__Goal__: From the records, pick out and copy each line containing "draw".

__Records to use__:
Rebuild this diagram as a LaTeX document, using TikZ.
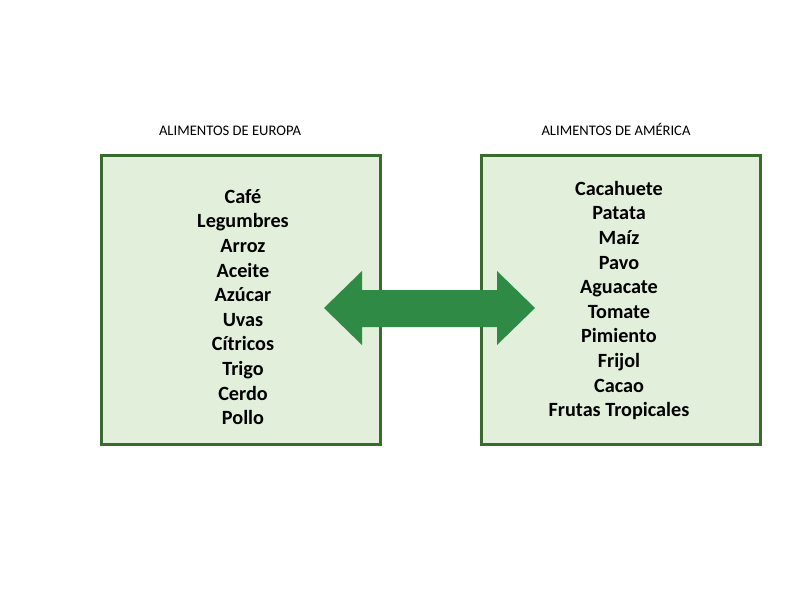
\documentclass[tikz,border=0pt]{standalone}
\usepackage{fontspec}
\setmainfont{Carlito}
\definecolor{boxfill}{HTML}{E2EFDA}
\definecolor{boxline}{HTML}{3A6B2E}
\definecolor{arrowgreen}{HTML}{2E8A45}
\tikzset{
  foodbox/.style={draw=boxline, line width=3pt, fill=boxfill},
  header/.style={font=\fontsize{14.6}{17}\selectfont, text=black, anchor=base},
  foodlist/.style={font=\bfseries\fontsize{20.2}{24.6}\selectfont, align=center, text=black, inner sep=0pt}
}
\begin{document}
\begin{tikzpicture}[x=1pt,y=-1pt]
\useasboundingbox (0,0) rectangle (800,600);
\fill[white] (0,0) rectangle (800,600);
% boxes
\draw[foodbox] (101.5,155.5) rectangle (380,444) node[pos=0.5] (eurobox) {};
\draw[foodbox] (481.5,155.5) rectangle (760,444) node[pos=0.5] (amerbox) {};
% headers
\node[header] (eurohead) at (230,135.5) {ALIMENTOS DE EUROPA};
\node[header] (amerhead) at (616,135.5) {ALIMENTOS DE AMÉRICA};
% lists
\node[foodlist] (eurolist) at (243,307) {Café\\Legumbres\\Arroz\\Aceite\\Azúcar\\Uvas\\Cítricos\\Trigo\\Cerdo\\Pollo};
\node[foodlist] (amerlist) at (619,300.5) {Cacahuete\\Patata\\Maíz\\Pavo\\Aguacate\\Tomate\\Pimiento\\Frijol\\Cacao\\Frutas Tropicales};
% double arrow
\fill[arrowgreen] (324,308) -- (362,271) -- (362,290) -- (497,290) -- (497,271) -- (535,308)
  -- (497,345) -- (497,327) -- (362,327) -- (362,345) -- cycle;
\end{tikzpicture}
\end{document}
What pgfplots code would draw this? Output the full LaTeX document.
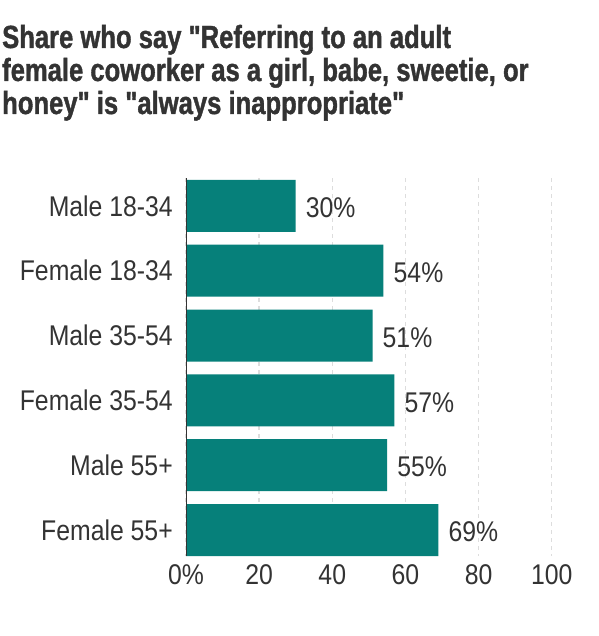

__Finished task__:
  foodbox/.style={draw=boxline, line width=3pt, fill=boxfill},
\draw[foodbox] (101.5,155.5) rectangle (380,444) node[pos=0.5] (eurobox) {};
\draw[foodbox] (481.5,155.5) rectangle (760,444) node[pos=0.5] (amerbox) {};
What pgfplots code would draw this? Output the full LaTeX document.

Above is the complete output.